今回の特徴は上に挙げたようなことですが、展示品が浮世絵ですから小さいと言えば小さい。従って、浮世絵の展示はけっこう難しい。よく詰まってしまい、観客が流れなくなってしまいがちです。しかし、驚いたことに、会場構成が今までの、いつ行っても変わらない野暮ったさ、大部屋スタイルが、今回は浮世絵の展示に合うように、会場構成がグルーピングに合わせて、こまめに形作られていました。これは千葉市美術館にとっては、長足の進歩です。

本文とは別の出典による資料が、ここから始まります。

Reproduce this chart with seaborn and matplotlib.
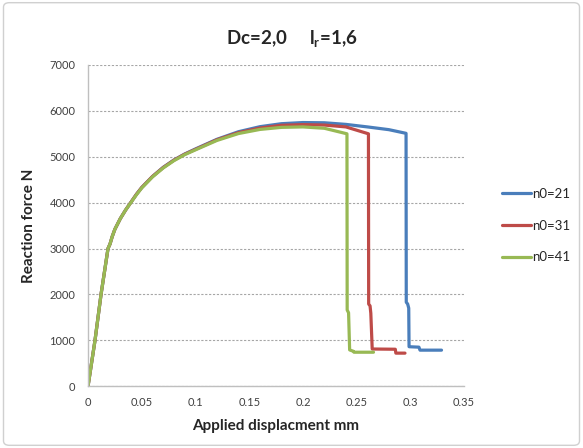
import matplotlib
matplotlib.use("Agg")
import matplotlib.pyplot as plt
import seaborn as sns
import pandas as pd
from matplotlib.patches import FancyBboxPatch

# ---- data ----
labels = ["n0=21", "n0=31", "n0=41"]
colors = ["#4a7ebb", "#be4b48", "#98b954"]

x_n21 = [0, 0.0065, 0.0121, 0.0186, 0.0205, 0.0225, 0.025, 0.03, 0.035, 0.04, 0.045, 0.05, 0.06, 0.07, 0.08, 0.09, 0.1,
         0.12, 0.14, 0.16, 0.18, 0.2, 0.22, 0.24, 0.26, 0.28, 0.296,
         0.2962, 0.2975, 0.2985, 0.2988, 0.308, 0.309, 0.329]
y_n21 = [0, 1000, 2000, 3000, 3100, 3260, 3420, 3650, 3840, 4010, 4180, 4330, 4570, 4770, 4930, 5060, 5170,
         5380, 5545, 5655, 5720, 5745, 5740, 5705, 5650, 5590, 5510,
         1830, 1790, 1700, 860, 850, 785, 785]

x_n31 = [0, 0.0065, 0.0121, 0.0186, 0.0205, 0.0225, 0.025, 0.03, 0.035, 0.04, 0.045, 0.05, 0.06, 0.07, 0.08, 0.09, 0.1,
         0.12, 0.14, 0.16, 0.18, 0.2, 0.22, 0.24, 0.261,
         0.2612, 0.2625, 0.2632, 0.2645, 0.286, 0.2865, 0.295]
y_n31 = [0, 1000, 2000, 3000, 3100, 3260, 3420, 3650, 3840, 4010, 4180, 4330, 4570, 4765, 4925, 5055, 5160,
         5370, 5525, 5625, 5685, 5700, 5690, 5650, 5500,
         1790, 1750, 1590, 810, 805, 720, 720]

x_n41 = [0, 0.0065, 0.0121, 0.0186, 0.0205, 0.0225, 0.025, 0.03, 0.035, 0.04, 0.045, 0.05, 0.06, 0.07, 0.08, 0.09, 0.1,
         0.12, 0.14, 0.16, 0.18, 0.2, 0.22, 0.241,
         0.2412, 0.2425, 0.2435, 0.247, 0.2475, 0.2657]
y_n41 = [0, 1000, 2000, 3000, 3100, 3260, 3420, 3650, 3840, 4005, 4170, 4320, 4560, 4755, 4915, 5045, 5150,
         5355, 5505, 5595, 5640, 5650, 5620, 5500,
         1660, 1600, 790, 760, 740, 740]

xticks = [0, 0.05, 0.1, 0.15, 0.2, 0.25, 0.3, 0.35]
xtick_labels = ["0", "0.05", "0.1", "0.15", "0.2", "0.25", "0.3", "0.35"]
yticks = [0, 1000, 2000, 3000, 4000, 5000, 6000, 7000]

frames = []
for lab, xs, ys in zip(labels, [x_n21, x_n31, x_n41], [y_n21, y_n31, y_n41]):
    frames.append(pd.DataFrame({"x": xs, "y": ys, "series": lab}))
df = pd.concat(frames, ignore_index=True)

sns.set_style("white")
plt.rcParams["font.family"] = ["Lato", "DejaVu Sans"]

fig = plt.figure(figsize=(5.83, 4.48), dpi=100)
fig.patch.set_facecolor("white")
border = FancyBboxPatch((0.006, 0.006), 0.988, 0.988, boxstyle="round,pad=0,rounding_size=0.01",
                        transform=fig.transFigure, facecolor="none", edgecolor="#d0d0d0", lw=1.0)
fig.patches.append(border)

ax = fig.add_axes([0.151, 0.138, 0.645, 0.717])
sns.lineplot(data=df, x="x", y="y", hue="series", palette=colors, hue_order=labels,
             sort=False, estimator=None, units="series", lw=2.3, ax=ax, legend=True)

ax.set_xlim(0, 0.35)
ax.set_ylim(0, 7000)
ax.set_xticks(xticks)
ax.set_xticklabels(xtick_labels)
ax.set_yticks(yticks)
ax.yaxis.grid(True, linestyle=(0, (2, 1.5)), color="#a6a6a6", lw=0.8)
ax.xaxis.grid(False)
ax.set_axisbelow(True)
for s in ["top", "right"]:
    ax.spines[s].set_visible(False)
for s in ["left", "bottom"]:
    ax.spines[s].set_color("#bfbfbf")
    ax.spines[s].set_linewidth(1.0)
ax.tick_params(axis="both", which="both", direction="out", length=4, width=1.0,
               color="#bfbfbf", labelsize=8, labelcolor="#404040", pad=4)
ax.tick_params(axis="y", length=5)

ax.set_xlabel("Applied displacment mm", fontsize=11, fontweight="bold", labelpad=8)
ax.set_ylabel("Reaction force N", fontsize=11, fontweight="bold", labelpad=10)
fig.text(0.5, 0.912, r"Dc=2,0     l$_\mathregular{r}$=1,6", ha="center", va="center",
         fontsize=13.5, fontweight="bold")

leg = ax.legend(loc="center left", bbox_to_anchor=(1.07, 0.5), frameon=False,
                fontsize=9.5, handlelength=2.2, handletextpad=0.1, labelspacing=1.5)
for h in leg.get_lines():
    h.set_linewidth(2.3)

fig.savefig("out.png", dpi=100)
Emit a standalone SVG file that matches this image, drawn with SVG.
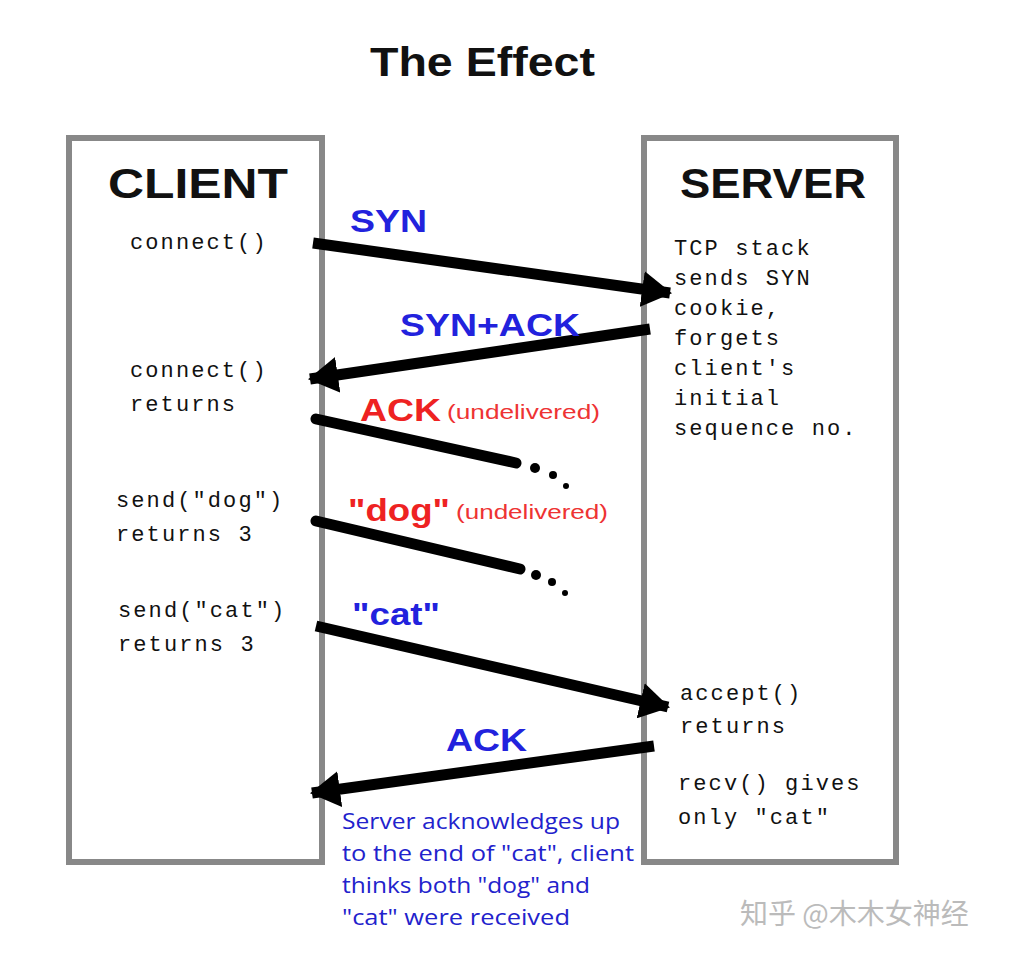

それにしても凄い数です。出品目録によるとなんと総数272点です。まさに「歌舞伎、遊里、岡場所の芸者、江戸名所、娘たちのおしゃれなど、浮世絵は江戸という特別な都市に育まれた美意識や文化を余すところなく伝え、今では失われつつある日本の美徳のありかを思い起こさせてくれようとしているようです」と、千葉市美術館は述べています。


展覧会の構成は、以下の通りです。


プロローグ 江戸の繁栄

第1章 吉原の粋―四民のいっち上にいてもてぬなり

第2章 江戸の盛り場―橘町の踊り子と辰巳芸者

第3章 江戸娘の闊達さ

第4章 歌舞伎への熱狂と団十郎贔屓

第5章 江戸っ子の好奇心

第6章 愛しき日常と子どものパラダイス

第7章 花を愛でる人々

第8章 冨士の絶景

エピローグ 江戸の面影



プロローグ 江戸の繁栄



第1章 吉原の粋―四民のいっち上にいてもてぬなり




第2章 江戸の盛り場―橘町の踊り子と辰巳芸者





第3章 江戸娘の闊達さ




第4章 歌舞伎への熱狂と団十郎贔屓



第5章 江戸っ子の好奇心

第6章 愛しき日常と子どものパラダイス




第7章 花を愛でる人々
第8章 冨士の絶景



エピローグ 江戸の面影


「江戸の面影 浮世絵は何を描いてきたのか」

太平の世—その繁栄を象徴するかのように江戸文化の中心に花開いた浮世絵は、流行風俗を描いて当時の人々の関心を引き、高度な木版画技法=錦絵によって安価に広く普及しました。大衆を享受者に巻き込んだ、世界でも稀なこの芸術が、現代にまで生き生きと伝えてくれる江戸の姿を、我々はどのように理解するべきなのでしょうか。この展覧会は、幕末~明治初期に来日した外国人達の日本旅行記や、江戸時代の狂歌や随筆の中の言葉をきっかけに、浮世絵が表現してきた事象を丁寧に解き明かし、その理解を深めようとするものです。歌舞伎、遊里、岡場所の芸者、江戸名所、娘たちのおしゃれなど、浮世絵は江戸という特別な都市に育まれた美意識や文化を余すところなく伝え、今では失われつつある日本の美徳のありかを思い起こさせてくれようとしているようです。江戸時代中•後期の優品約250点を通して、浮世絵が描いてきた江戸の美の本質に迫ります。